#### Goal
Beneath this line sits some data. Return only its lines from the one holding "Convert this chart to matplotlib code." through the one holding "plt.rcParams['mathtext.bf'] = 'Liberation", inclusive, exactly, with the images removed.

#### Provided material
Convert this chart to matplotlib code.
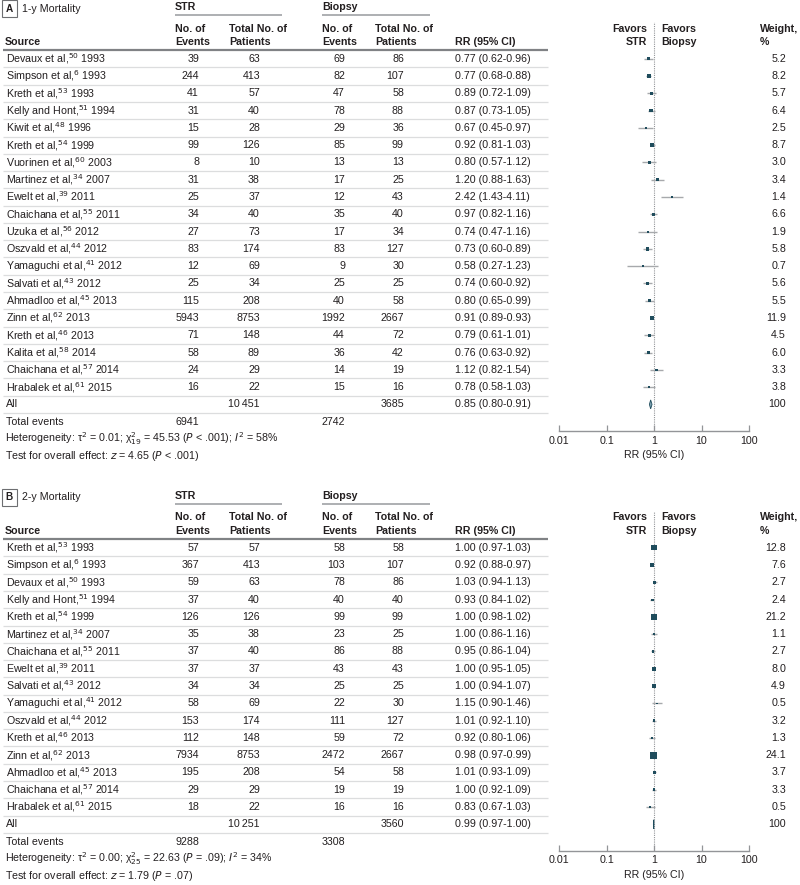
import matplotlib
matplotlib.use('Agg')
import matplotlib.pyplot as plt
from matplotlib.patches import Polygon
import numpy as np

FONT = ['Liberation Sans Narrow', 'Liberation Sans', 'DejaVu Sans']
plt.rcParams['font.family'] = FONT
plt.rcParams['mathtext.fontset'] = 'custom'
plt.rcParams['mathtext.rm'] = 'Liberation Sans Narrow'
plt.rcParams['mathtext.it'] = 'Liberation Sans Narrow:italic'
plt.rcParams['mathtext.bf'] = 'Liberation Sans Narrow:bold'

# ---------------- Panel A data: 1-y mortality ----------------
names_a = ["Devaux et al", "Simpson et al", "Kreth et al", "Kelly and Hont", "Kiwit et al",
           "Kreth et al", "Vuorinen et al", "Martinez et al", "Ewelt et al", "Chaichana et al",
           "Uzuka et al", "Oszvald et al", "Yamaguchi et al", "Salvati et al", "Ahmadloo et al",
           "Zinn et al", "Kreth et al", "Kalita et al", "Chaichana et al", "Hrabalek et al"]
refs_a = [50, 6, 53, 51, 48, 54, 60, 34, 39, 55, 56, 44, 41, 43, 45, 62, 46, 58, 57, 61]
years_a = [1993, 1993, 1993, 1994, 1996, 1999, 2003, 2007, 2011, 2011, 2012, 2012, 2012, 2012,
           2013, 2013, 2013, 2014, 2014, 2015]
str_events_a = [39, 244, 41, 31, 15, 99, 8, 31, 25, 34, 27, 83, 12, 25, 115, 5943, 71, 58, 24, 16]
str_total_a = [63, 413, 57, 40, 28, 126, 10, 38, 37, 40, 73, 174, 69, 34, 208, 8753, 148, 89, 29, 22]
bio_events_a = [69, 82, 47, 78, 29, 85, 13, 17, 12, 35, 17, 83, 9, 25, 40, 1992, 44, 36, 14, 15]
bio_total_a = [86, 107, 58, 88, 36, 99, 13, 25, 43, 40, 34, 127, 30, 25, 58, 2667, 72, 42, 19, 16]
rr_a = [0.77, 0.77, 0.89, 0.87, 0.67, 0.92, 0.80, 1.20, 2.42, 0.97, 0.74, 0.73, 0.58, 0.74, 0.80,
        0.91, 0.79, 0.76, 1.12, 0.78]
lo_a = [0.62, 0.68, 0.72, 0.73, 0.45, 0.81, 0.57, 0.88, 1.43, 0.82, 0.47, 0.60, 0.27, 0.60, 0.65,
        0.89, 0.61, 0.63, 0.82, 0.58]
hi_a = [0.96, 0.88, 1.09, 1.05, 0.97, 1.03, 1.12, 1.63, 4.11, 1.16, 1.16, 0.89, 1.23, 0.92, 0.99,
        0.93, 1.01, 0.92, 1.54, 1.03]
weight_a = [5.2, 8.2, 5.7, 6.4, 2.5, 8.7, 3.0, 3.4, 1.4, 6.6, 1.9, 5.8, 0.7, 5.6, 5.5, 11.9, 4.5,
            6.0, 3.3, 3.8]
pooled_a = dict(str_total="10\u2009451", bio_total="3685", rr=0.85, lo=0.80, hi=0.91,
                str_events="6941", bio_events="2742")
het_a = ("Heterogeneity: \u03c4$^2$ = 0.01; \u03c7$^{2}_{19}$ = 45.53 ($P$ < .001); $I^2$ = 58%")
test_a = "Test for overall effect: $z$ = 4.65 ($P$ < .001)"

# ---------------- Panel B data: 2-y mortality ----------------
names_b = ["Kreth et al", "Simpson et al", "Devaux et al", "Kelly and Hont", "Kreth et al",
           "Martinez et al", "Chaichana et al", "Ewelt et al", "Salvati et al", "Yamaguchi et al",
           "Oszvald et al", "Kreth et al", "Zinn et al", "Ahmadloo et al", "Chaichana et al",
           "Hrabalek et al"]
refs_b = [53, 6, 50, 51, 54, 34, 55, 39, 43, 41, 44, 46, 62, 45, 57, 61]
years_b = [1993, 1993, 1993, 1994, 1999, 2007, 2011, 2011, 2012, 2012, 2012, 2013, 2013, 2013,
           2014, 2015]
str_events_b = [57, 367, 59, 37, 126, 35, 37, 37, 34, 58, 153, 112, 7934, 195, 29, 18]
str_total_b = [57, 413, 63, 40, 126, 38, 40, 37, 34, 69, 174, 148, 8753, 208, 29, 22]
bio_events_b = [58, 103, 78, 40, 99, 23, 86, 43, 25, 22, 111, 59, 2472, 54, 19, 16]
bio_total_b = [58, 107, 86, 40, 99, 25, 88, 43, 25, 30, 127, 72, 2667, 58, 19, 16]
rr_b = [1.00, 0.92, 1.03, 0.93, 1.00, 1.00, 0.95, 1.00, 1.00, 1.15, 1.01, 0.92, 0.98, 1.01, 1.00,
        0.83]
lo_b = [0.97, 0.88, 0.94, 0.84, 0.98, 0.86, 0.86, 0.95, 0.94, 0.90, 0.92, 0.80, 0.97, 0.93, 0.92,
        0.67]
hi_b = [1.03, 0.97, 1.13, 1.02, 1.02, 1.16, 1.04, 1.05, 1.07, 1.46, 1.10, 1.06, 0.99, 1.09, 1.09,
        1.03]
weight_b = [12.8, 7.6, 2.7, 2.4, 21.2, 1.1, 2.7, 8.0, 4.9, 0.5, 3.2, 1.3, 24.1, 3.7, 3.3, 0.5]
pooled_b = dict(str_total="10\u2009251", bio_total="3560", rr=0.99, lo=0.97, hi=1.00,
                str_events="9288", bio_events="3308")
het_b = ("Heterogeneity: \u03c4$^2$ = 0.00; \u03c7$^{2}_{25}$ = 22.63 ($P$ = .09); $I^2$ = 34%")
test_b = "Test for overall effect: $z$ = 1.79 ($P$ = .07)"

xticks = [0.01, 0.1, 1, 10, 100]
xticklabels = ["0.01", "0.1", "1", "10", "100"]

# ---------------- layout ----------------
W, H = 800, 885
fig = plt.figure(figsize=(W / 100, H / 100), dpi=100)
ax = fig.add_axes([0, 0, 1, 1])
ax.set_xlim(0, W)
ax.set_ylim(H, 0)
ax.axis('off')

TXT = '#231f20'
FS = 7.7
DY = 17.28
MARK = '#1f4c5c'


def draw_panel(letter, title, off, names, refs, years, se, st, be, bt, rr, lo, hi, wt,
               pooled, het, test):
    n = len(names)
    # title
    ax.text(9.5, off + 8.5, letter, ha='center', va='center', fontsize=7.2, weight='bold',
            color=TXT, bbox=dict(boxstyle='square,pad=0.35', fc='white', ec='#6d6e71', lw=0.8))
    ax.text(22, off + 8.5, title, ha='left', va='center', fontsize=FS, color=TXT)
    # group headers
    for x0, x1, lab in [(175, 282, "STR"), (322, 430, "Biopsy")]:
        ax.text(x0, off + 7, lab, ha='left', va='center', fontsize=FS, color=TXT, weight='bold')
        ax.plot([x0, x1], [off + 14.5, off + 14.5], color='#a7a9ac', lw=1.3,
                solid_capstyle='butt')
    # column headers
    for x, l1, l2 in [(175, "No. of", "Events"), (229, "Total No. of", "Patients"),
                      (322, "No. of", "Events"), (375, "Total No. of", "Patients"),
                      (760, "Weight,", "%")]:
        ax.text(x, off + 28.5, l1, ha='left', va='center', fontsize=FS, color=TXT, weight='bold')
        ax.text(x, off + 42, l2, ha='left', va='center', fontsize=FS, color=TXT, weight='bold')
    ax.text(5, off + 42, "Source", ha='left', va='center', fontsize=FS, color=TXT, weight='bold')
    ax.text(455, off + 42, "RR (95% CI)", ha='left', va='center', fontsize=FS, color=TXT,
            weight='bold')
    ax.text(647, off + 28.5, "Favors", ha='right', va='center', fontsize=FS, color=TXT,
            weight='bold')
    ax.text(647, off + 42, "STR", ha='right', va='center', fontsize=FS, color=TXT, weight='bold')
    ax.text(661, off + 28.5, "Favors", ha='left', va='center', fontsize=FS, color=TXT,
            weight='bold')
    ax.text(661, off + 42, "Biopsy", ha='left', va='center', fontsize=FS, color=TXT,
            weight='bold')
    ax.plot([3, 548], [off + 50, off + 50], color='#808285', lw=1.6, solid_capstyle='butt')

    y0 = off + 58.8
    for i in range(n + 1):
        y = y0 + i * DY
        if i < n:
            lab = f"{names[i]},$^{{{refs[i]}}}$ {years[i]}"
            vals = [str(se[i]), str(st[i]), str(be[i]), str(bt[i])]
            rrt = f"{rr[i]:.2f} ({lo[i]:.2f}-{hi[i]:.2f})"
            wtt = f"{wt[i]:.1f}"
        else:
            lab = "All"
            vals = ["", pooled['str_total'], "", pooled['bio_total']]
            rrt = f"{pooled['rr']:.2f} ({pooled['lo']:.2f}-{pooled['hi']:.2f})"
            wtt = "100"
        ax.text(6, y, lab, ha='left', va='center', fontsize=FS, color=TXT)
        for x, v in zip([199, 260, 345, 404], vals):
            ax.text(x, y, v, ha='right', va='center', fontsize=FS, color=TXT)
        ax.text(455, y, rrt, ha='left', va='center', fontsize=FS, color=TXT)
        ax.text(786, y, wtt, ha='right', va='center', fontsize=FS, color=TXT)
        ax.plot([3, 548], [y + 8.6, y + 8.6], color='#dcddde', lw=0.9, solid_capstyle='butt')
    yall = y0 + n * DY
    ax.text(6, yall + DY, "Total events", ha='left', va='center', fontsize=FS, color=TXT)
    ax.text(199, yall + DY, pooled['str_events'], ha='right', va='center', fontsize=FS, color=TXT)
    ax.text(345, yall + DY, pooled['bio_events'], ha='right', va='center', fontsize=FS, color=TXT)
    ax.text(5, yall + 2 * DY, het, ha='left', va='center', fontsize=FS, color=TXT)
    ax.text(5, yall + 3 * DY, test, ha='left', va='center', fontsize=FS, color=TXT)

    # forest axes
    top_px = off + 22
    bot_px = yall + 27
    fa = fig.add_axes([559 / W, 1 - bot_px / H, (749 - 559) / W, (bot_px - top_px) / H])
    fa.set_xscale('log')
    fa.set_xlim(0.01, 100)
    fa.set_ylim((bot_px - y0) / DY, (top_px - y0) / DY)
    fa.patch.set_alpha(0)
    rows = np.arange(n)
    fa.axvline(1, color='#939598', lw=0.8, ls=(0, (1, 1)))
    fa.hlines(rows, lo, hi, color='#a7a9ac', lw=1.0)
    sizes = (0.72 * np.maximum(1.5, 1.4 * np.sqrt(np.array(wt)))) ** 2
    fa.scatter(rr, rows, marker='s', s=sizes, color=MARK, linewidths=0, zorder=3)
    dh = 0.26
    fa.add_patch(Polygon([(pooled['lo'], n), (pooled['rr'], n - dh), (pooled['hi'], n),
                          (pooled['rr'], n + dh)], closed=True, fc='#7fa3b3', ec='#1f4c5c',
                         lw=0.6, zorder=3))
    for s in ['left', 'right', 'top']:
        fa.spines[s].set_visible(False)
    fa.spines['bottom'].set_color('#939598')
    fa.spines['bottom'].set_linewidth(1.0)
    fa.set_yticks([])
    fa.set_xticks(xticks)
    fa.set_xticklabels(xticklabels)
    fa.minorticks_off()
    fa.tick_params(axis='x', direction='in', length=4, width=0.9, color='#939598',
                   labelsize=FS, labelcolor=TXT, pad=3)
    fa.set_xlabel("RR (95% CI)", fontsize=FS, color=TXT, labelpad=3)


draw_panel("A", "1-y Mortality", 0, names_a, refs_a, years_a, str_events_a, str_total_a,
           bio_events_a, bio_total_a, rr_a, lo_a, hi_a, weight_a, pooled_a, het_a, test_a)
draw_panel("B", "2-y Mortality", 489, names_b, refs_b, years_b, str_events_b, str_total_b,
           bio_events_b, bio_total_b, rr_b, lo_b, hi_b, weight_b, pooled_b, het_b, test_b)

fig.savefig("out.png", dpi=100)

==

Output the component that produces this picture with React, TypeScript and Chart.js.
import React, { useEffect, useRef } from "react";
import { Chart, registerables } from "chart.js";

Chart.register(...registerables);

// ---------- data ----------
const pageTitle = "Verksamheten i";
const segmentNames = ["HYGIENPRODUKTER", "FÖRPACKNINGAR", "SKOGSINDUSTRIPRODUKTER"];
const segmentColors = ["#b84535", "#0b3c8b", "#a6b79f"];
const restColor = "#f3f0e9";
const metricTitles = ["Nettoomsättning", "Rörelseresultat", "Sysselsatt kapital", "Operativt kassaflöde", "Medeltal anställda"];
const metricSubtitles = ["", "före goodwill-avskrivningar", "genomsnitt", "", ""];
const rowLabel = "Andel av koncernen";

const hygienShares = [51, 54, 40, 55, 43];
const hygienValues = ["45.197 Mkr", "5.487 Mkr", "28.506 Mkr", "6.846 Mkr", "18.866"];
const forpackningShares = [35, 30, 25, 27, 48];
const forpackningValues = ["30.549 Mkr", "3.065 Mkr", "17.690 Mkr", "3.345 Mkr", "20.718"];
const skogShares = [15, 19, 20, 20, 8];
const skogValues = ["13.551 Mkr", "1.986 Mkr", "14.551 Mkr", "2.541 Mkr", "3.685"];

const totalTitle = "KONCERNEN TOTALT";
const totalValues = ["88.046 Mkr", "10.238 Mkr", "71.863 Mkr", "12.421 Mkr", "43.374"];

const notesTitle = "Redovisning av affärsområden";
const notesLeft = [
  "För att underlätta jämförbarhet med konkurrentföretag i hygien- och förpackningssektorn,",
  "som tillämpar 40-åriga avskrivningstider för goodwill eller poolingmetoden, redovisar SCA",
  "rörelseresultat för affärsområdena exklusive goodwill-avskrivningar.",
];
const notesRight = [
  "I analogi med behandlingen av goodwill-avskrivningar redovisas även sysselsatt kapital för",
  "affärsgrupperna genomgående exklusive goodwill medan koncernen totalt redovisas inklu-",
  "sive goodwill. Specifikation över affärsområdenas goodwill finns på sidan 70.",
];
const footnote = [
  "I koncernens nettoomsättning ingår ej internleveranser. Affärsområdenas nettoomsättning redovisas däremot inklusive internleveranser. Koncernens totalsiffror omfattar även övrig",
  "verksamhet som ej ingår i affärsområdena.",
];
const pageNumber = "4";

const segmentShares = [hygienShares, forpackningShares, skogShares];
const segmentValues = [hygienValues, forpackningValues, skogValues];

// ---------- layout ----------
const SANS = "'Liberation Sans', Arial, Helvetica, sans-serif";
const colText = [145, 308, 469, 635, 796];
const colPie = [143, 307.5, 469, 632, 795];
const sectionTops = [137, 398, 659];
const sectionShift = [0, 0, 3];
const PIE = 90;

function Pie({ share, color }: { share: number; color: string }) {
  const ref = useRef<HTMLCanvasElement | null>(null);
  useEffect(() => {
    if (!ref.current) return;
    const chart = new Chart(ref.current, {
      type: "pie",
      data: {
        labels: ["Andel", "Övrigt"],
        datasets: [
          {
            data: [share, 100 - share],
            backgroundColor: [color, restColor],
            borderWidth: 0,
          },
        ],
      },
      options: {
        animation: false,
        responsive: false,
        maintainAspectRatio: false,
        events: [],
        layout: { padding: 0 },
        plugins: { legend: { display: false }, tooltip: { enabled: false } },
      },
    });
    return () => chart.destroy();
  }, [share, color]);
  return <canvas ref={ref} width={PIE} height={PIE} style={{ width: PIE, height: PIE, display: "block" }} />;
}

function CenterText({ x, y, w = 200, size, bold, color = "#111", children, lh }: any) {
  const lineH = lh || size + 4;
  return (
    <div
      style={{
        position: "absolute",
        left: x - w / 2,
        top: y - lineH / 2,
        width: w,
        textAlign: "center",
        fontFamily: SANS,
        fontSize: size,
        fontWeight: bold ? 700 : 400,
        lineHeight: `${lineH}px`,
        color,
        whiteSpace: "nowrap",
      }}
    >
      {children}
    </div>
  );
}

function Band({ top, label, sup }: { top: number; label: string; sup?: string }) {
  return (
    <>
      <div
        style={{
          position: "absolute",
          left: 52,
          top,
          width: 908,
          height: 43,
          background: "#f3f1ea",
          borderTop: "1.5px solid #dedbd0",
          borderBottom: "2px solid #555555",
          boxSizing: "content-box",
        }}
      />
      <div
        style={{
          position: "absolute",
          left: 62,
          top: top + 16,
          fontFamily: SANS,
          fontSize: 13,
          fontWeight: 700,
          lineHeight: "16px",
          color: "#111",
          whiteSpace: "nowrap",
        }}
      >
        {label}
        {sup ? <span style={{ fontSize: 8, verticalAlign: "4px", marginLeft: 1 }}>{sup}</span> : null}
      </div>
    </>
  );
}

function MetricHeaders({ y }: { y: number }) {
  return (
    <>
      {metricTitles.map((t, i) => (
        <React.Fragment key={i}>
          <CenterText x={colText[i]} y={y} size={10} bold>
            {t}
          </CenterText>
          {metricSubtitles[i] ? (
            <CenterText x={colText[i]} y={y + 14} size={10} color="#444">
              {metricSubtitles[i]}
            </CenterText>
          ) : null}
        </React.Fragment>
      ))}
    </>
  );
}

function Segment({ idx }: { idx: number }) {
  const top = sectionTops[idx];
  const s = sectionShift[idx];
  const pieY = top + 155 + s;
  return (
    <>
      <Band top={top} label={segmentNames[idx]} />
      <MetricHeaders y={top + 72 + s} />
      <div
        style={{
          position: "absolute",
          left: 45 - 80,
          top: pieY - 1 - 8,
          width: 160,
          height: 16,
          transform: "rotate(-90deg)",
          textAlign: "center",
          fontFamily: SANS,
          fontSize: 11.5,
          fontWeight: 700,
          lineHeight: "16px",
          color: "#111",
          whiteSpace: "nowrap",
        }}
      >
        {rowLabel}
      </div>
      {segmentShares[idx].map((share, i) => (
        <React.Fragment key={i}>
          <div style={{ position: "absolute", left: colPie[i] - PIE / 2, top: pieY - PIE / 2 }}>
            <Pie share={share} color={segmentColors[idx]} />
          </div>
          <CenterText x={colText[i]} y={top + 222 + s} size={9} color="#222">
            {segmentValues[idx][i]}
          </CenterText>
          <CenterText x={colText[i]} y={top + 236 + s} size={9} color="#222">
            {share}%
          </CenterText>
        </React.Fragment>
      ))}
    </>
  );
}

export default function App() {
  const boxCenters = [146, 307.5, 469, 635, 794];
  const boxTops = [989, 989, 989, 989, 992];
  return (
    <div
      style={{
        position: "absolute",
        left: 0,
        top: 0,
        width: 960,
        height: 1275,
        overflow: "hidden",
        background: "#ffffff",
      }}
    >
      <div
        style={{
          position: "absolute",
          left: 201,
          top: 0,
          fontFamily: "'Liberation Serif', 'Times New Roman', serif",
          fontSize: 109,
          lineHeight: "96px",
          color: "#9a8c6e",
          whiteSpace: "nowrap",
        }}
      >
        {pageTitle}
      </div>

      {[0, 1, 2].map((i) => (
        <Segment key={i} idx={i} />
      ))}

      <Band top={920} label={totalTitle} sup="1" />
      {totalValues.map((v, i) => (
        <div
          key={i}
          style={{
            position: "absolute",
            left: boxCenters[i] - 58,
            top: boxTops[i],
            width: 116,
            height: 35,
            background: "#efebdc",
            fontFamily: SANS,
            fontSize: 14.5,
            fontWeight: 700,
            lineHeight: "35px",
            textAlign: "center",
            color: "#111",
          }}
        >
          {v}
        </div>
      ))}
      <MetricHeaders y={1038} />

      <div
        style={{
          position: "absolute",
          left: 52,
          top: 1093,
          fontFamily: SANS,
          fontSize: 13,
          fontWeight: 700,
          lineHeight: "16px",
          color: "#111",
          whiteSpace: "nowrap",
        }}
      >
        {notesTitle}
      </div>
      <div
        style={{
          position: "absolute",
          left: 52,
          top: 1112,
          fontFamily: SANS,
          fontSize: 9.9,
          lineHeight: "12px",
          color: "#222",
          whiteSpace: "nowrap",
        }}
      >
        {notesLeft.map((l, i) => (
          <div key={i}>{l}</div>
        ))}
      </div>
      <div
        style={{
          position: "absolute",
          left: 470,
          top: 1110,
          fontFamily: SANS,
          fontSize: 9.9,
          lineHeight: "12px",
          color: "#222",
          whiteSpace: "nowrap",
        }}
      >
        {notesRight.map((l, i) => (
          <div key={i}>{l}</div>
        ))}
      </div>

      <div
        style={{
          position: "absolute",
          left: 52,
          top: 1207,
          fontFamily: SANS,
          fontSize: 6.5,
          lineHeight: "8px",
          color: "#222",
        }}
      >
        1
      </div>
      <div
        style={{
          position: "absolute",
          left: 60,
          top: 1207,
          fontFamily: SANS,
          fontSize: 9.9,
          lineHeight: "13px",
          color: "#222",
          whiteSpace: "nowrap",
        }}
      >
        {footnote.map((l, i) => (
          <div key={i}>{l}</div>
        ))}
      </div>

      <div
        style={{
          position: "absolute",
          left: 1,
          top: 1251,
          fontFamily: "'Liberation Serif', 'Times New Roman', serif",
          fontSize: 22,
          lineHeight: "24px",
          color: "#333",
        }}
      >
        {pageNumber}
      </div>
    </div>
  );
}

---

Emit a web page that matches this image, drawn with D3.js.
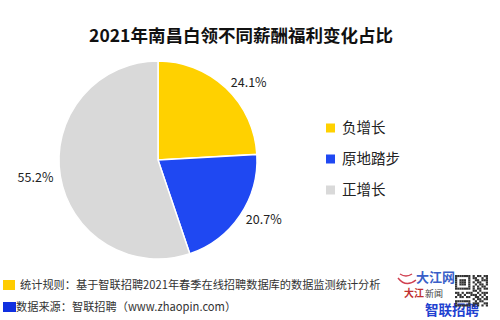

#### Answer to this task
Convert this chart to matplotlib code.
import matplotlib
matplotlib.use('Agg')
import matplotlib.pyplot as plt
from matplotlib.patches import Polygon
import numpy as np

FONT = ['Liberation Sans Narrow', 'Liberation Sans', 'DejaVu Sans']
plt.rcParams['font.family'] = FONT
plt.rcParams['mathtext.fontset'] = 'custom'
plt.rcParams['mathtext.rm'] = 'Liberation Sans Narrow'
plt.rcParams['mathtext.it'] = 'Liberation Sans Narrow:italic'
plt.rcParams['mathtext.bf'] = 'Liberation Sans Narrow:bold'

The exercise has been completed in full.